Was die Palästinensische Autonomiebehörde (PA) allerdings in ein Dilemma brachte, war die Tatsache, dass Scharon weitere Ziele verfolgte. Zum einen unterstrich der Schritt das Scheitern des Oslo-Prozesses, mit dem auch viele Palästinenser:innen Hoffnungen verbunden hatten. Mit ihnen musste nach Scharons Alleingang nicht mehr verhandelt werden. Zum anderen gab Israel zwar auch im nördlichen Westjordanland vier Siedlungen auf, baute dafür aber andere deutlich aus und untermauerte seine Ansprüche auf das Gebiet. Die Palästinenser:innen in Gaza und im Westjordanland spaltete der Schritt letztlich in zwei Lager.
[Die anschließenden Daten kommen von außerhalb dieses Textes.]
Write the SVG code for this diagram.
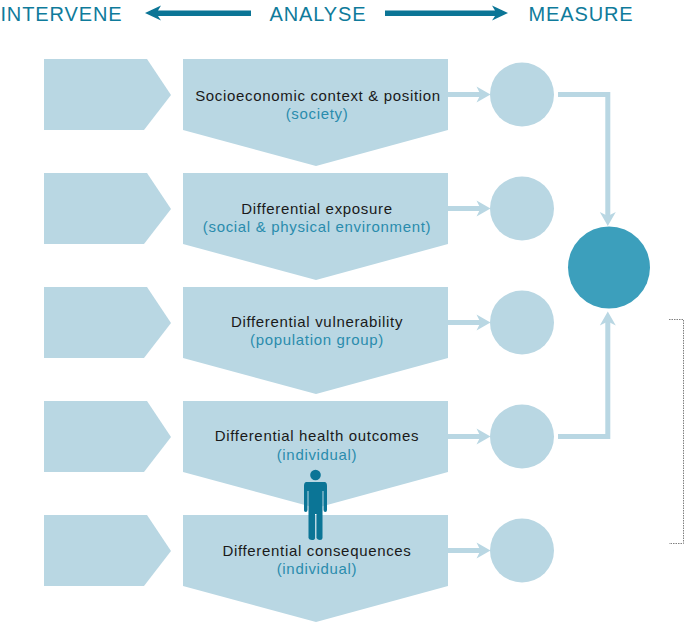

2006 gewann die Hamas die Wahlen zum palästinensischen Legislativrat gegen die traditionell führende säkulare Fatah. 2007 übernahm sie in einem blutigen Kampf die Macht in Gaza. Die Fatah unter Mahmud Abbas regierte weiter unter israelischer Besatzung im Westjordanland. Die Angriffe aus Gaza auf Israel nahmen zu, das seinerseits mit einer strikten Blockade reagierte.

Vertreibung als Ziel

Kritiker wie Segal, die den 7. Oktober als eine Folge des Abzugs sehen, unterschlagen laut Weissglas aber, dass seit 2009 mit Benjamin Netanjahu fast ununterbrochen einer der ihren an der Spitze der Regierung stand: «Es war Netanjahu, der seit seinem Amtsantritt die Zusammenarbeit mit der PA einstellte.» Dass jahrelang riesige Geldbeträge aus Katar nach Gaza flossen, war in Israel ein offenes Geheimnis und schien Netanjahus Regierung nicht zu stören.

Dov Weissglas glaubt, die PA habe auch heute noch eine Chance, die Hamas aus Gaza zu verdrängen. «Natürlich ist sie in ihrem jetzigen Zustand eine leere Hülle», sagt er. Ihr als rechtmässiger palästinensischer Vertretung dennoch formal die Autorität über Gaza zu übertragen, würde aber die Tür für einen Nachkriegsplan öffnen. Dann könnten arabische Länder bewaffnete Kräfte im Auftrag der PA schicken. «Die Hamas hat weder die Mittel noch ein Interesse, Nachkriegsgaza wiederaufzubauen. Ich bin mir sicher, sie würde, konfrontiert mit so einem Vorschlag, den Gazastreifen verlassen. Der Krieg hätte so vor Monaten enden können.»

Netanjahu indes scheint sich zwanzig Jahre nach dem Abzug aus Gaza zunehmend auf ein neues Ziel zu verlegen: die Besetzung des Gazastreifens – ohne dessen Bevölkerung.